Records follow. Copy every line with "this".

• Record list:
:::
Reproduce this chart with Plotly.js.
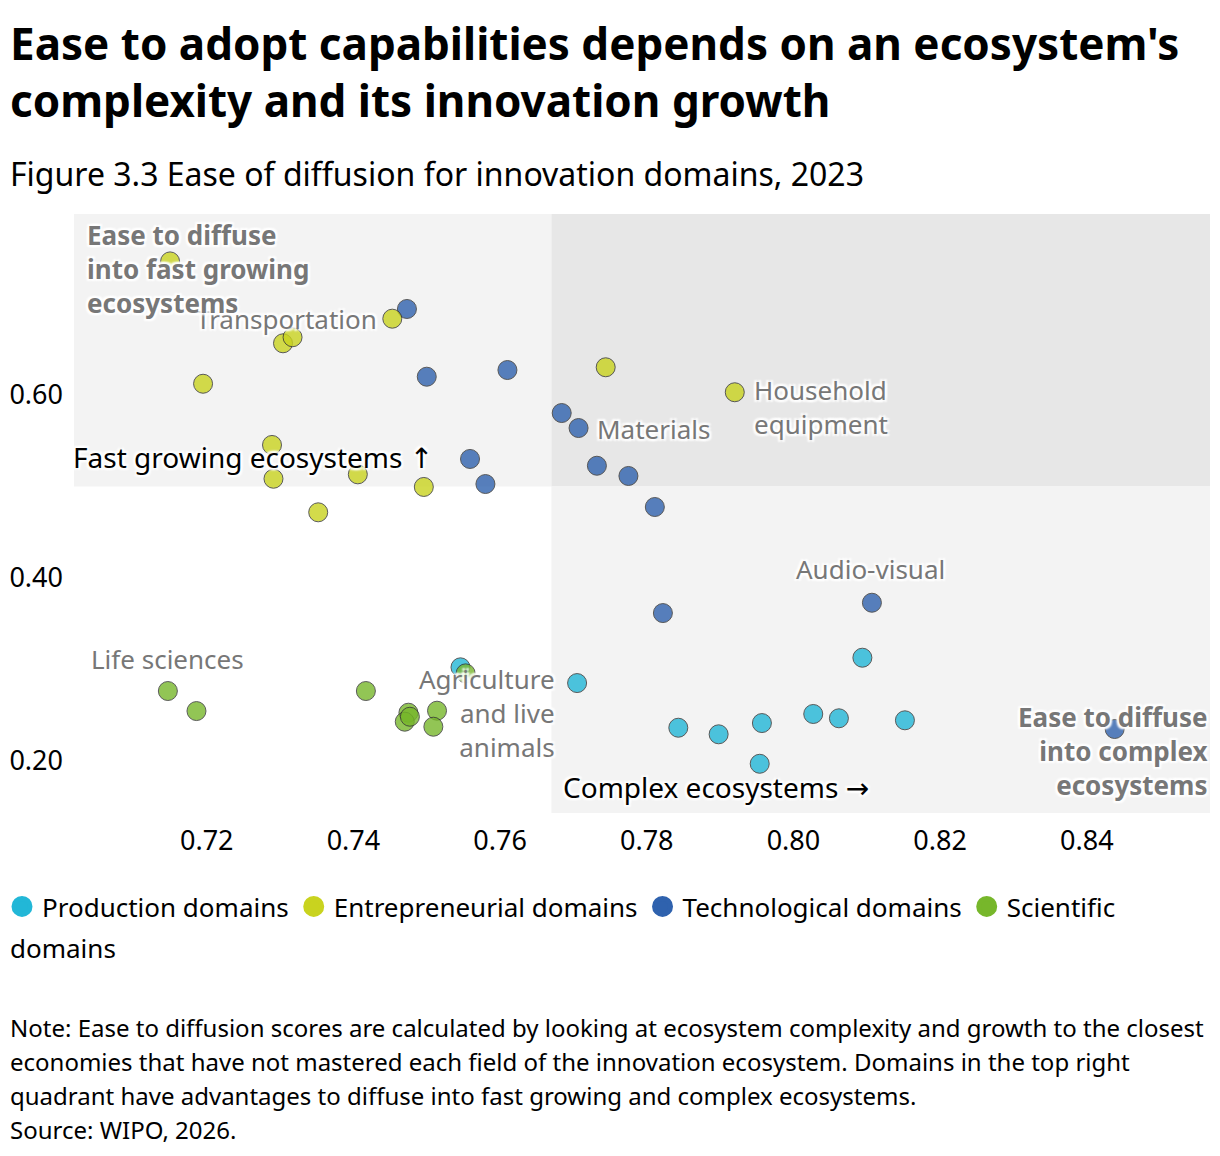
:::
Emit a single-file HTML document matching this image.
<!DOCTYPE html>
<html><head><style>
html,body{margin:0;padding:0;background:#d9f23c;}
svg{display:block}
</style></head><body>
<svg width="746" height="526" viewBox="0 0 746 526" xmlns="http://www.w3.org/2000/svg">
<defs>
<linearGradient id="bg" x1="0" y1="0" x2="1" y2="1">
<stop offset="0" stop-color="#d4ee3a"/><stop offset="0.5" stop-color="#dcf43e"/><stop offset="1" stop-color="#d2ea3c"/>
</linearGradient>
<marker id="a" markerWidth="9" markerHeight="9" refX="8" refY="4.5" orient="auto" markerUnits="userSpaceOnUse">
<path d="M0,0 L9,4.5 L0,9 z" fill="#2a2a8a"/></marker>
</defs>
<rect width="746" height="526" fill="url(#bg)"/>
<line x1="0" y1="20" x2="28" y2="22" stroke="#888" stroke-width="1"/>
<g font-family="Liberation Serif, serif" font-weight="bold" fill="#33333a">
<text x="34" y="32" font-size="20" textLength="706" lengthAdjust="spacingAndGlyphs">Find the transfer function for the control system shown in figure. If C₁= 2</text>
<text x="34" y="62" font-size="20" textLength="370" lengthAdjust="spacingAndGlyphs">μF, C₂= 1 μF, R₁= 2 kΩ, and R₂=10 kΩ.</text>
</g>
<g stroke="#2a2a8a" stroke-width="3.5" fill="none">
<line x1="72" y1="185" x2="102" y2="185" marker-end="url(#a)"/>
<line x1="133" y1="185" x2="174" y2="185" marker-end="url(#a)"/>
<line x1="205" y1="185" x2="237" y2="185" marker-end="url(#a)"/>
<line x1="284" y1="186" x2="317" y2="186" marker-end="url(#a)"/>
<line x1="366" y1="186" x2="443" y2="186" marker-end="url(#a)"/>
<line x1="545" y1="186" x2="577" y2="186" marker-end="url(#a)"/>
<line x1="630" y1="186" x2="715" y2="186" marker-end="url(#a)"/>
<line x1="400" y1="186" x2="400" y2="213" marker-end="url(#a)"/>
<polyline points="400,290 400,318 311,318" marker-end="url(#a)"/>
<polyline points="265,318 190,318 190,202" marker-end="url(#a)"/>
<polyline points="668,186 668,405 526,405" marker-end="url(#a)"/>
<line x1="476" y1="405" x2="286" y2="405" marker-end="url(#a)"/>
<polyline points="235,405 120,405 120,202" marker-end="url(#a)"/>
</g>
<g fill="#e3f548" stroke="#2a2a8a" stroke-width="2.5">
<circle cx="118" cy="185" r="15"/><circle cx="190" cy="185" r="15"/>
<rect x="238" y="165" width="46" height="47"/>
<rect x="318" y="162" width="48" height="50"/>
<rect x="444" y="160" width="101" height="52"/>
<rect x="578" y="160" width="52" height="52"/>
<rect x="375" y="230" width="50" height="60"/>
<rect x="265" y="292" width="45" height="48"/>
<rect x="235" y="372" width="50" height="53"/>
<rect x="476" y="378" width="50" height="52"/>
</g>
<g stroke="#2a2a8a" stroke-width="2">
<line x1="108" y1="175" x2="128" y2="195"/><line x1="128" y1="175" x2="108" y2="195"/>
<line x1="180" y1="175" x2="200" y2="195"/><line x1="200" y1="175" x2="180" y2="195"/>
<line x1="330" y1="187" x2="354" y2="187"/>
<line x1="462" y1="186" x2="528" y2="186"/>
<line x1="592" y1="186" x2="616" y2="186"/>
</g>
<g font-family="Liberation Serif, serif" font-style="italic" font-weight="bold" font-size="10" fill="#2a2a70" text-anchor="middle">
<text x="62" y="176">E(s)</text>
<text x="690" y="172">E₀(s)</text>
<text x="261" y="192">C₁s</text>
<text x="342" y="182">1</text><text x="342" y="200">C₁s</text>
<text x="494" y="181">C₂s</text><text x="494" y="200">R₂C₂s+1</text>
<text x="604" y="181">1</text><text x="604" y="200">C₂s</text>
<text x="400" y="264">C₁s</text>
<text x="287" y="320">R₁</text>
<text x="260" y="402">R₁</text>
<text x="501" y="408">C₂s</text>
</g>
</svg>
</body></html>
:::
• Result:
Reproduce this chart with Plotly.js.
Emit a single-file HTML document matching this image.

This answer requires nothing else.